Review: Winter Ale – Aledvent Calendbeer 8
Beer: Winter Ale
Brewery: The Brooklyn Brewery
Type: Scottish ale
Served: Bottled
Alc: 6.1% Vol
Aledvent Calendbeer Number: 8
No need for explanations as to why this brew was chosen; with a name like Winter Ale Ale to the King and The Brooklyn Brewery are on solid festive ground. Its also got a nice link back to here, Scotland, in that its brewed with marris otter malts.
The colour too is on solid festive ground, its a beautiful shade of dark crimson. I wouldn’t even describe it as brown that’s particularly red.
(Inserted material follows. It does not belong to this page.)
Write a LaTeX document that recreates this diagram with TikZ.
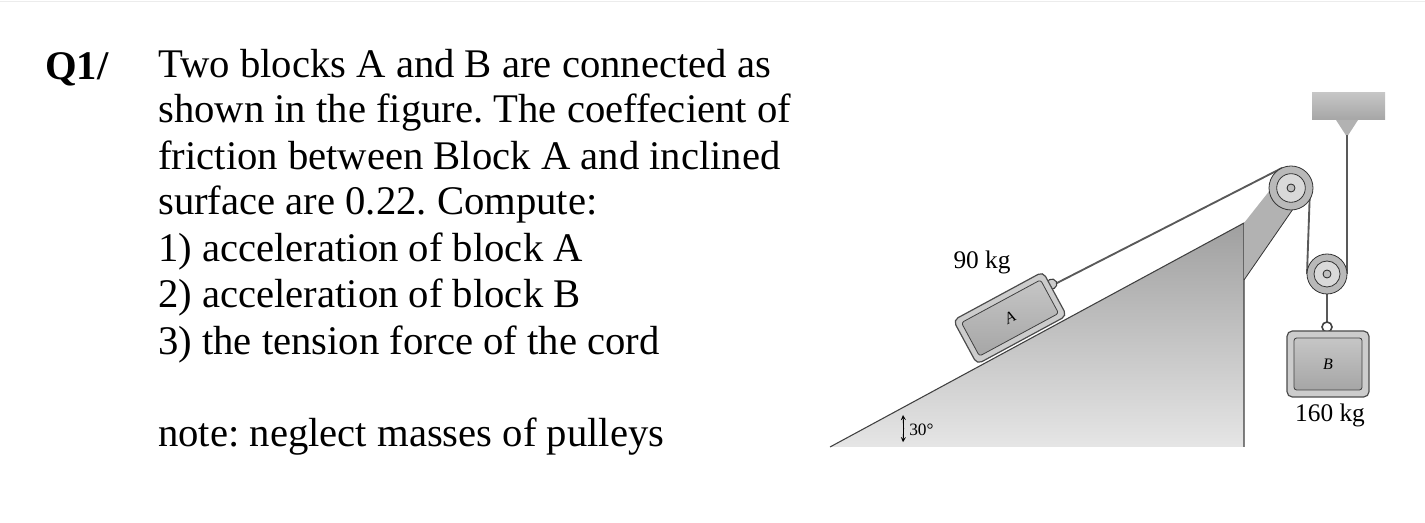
\documentclass[tikz,border=0pt]{standalone}
\usepackage{fontspec}
\setmainfont{Liberation Serif}
\begin{document}
\frenchspacing
\begin{tikzpicture}[x=0.75pt,y=-0.75pt,
  txt/.style={anchor=base west,font=\fontsize{30.5}{34}\selectfont,inner sep=0},
  lbl/.style={font=\fontsize{19}{22}\selectfont,inner sep=0},
  rope/.style={draw=gray!70!black,line width=1.4pt},
  outer/.style={draw=gray!60!black,line width=0.9pt,rounded corners=4pt,fill=gray!40},
  inner/.style={draw=gray!50!black,line width=0.6pt,rounded corners=2pt,top color=gray!45,bottom color=gray!70}]
\useasboundingbox (0,0) rectangle (1425,523);
\draw[gray!15] (0,1)--(1425,1);
% text
\node[txt,font=\bfseries\fontsize{30.5}{34}\selectfont] (q) at (45,80) {Q1/};
\node[txt] (l1) at (158,78) {Two blocks A and B are connected as};
\node[txt] (l2) at (158,123) {shown in the figure. The coeffecient of};
\node[txt] (l3) at (158,170) {friction between Block A and inclined};
\node[txt] (l4) at (158,215) {surface are 0.22. Compute:};
\node[txt] (l5) at (158,262) {1) acceleration of block A};
\node[txt] (l6) at (158,308) {2) acceleration of block B};
\node[txt] (l7) at (158,355) {3) the tension force of the cord};
\node[txt] (l8) at (158,447) {note: neglect masses of pulleys};
% incline
\coordinate (bl) at (830,447);
\coordinate (tp) at (1244,223);
\coordinate (br) at (1244,447);
\shade[top color=gray!75,bottom color=gray!20] (bl)--(tp)--(br)--cycle;
\draw[gray!50!black,line width=0.8pt] (bl)--(tp)--(br);
% bracket
\coordinate (p1) at (1291,188);
\fill[gray!60] (1244,223)--(1278,180)--(1302,196)--(1244,280)--cycle;
\draw[gray!40!black,line width=0.6pt] (1244,280)--(1302,196);
% ceiling
\shade[top color=gray!45,bottom color=gray!70] (1312,93) rectangle (1385,120);
\fill[gray!60] (1336,120)--(1358,120)--(1347,137)--cycle;
\coordinate (p2) at (1327,274);
% ropes
\draw[rope] (1347,135)--(1347,274);
\draw[rope] (1310,188)--(1307,274);
\draw[rope] (1055,284)--(1282,168);
\draw[rope] (p2)--(1327,323);
% pulleys
\foreach \c/\r in {p1/22,p2/20}{
  \fill[gray!55] (\c) circle (\r);
  \draw[gray!40!black,line width=0.6pt] (\c) circle (\r);
  \fill[gray!30] (\c) circle (\r*0.65);
  \draw[gray!40!black,line width=0.6pt] (\c) circle (\r*0.65);
  \draw[gray!30!black,fill=gray!50,line width=0.6pt] (\c) circle (4);}
% block A
\begin{scope}[shift={(1010,318)},rotate=28.4]
  \draw[gray!50!black,line width=0.8pt,fill=gray!40] (53,-10) circle (5);
  \path[outer] (-51,-25) rectangle (51,25);
  \path[inner] (-45,-19) rectangle (45,19);
  \node[font=\itshape\fontsize{12}{14}\selectfont,rotate=28.4] (Al) at (0,0) {A};
\end{scope}
% block B
\draw[gray!50!black,line width=1.2pt] (1327,327) circle (5);
\path[outer] (1287,331) rectangle (1369,397);
\path[inner] (1294,338) rectangle (1362,390);
\node[font=\itshape\fontsize{12}{14}\selectfont] (Bl) at (1328,364) {B};
% labels
\node[lbl] (m1) at (982,262) {90 kg};
\node[lbl] (m2) at (1330,415) {160 kg};
\draw[<->,>=stealth,line width=0.7pt] (903,415) arc[start angle=-4,end angle=4,radius=195];
\node[font=\fontsize{13}{15}\selectfont,anchor=west,inner sep=0] (ang) at (909,430) {30°};
\end{tikzpicture}
\end{document}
Its easily a red with a lot of brown, not the other way around. The head dissipates quickly, elegantly emphasising this shade.
On the nose you’re first hit by a very fresh, sweet lemon which rapidly and suddenly changes flavour to spent matchwood. Its got a nice lightness to it with plenty of character behind.
Its a hard beer to pin down on the taste. I had to give it a good wash round the mouth to pin anything down. That isn’t to say its muddy like There is No Santa, it would be more correct to call Winter Ale complicated. Most noticeable on the mid-taste is chestnut, but not roast, more the shell of a raw, uncooked one. Perhaps not quite the Christmassy smell the brewers were going after, but pretty close.
On another good, long taste you get sherbet on the foretaste, right on the tip of the tongue and just faintly the sweetness of a gob-stopper.
There’s also a dominant taste permeating the whole thing of cold, winter rain that brings to mind the wet, shiny tarmac reflecting street lights in December. This is combined with caster sugar which lends almost too much sweetness to the drink.
The after-taste is a bit of a conundrum. Its an an almost rubbery sensation, like when you hit your face on a bouncy castle as a child, but its not an unpleasant one.
And that’s what Winter Ale is, its a puzzle. The flavours are complicated yet not messy and there are sensations in there that shouldn’t be pleasant but somehow are. And I’m puzzled myself. I’m not entirely sure I can recommend this beer as a really good one. A good one, certainly, but really good? It just seems to lack that something special.